1) $$6 - x \ge 0$$ , zero is allowed in the numerator, hence the use of the inequality symbol $$\ge$$.
and
2) $$x - 2 \gt 0$$ , zero is not allowed in the denominator, hence the use of the inequality symbol $$\gt$$.
The domain of the function is the intersection of the two solution sets of the two inequalities above.

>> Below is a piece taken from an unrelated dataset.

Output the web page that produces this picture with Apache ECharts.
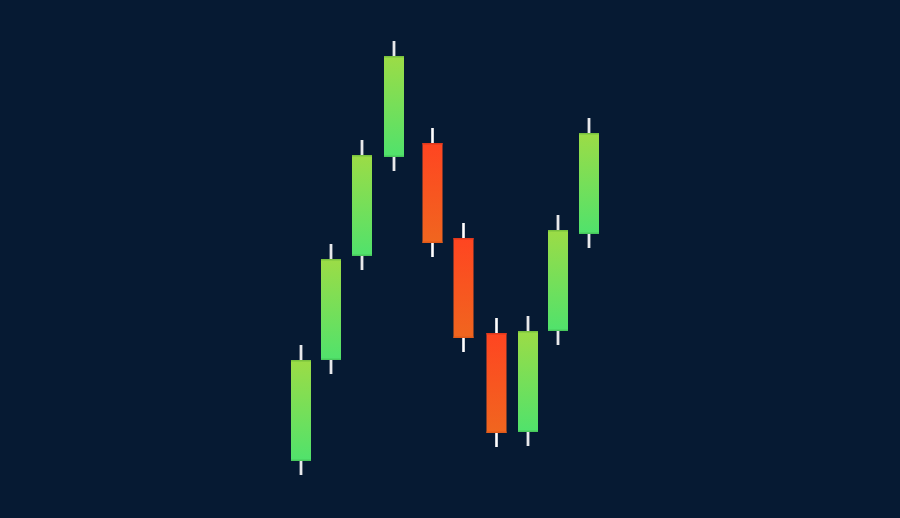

$$x \le 6$$ and $$x \gt 2$$
The intersection of the two solution sets above is given by the interval.
$$(2 , 6]$$
The graph of $$f$$ is as shown below and we may easily check the domain found above. Note x = 2 is not the domain because the division by zero is not allowed.

Example 8
Find the domain of the function $$f(x) = \sqrt{x^2 - 4}$$.
Solution
The given function takes real values if
$$x^2 - 4 \ge 0$$ which can also be written $$(x - 2)(x + 2) \ge 0$$
The solution set to the above quadratic inequality is given by the interval
$$(-\infty , -2] \cup [2 , \infty)$$
The graph of $$f$$ is as shown below and we may easily check the domain found above.

Example 9
Find the domain of the function $$f(x) = \sqrt{4 - x^2}$$.
Solution
The given function takes real values if
$$4 - x^2 \ge 0$$ which can also be written as $$(2 - x)(2 + x) \ge 0$$
The solution set to the above quadratic inequality is given by the interval
$$[2 , 2]$$
The graph of $$f$$ is as shown below and we may easily check the domain found above.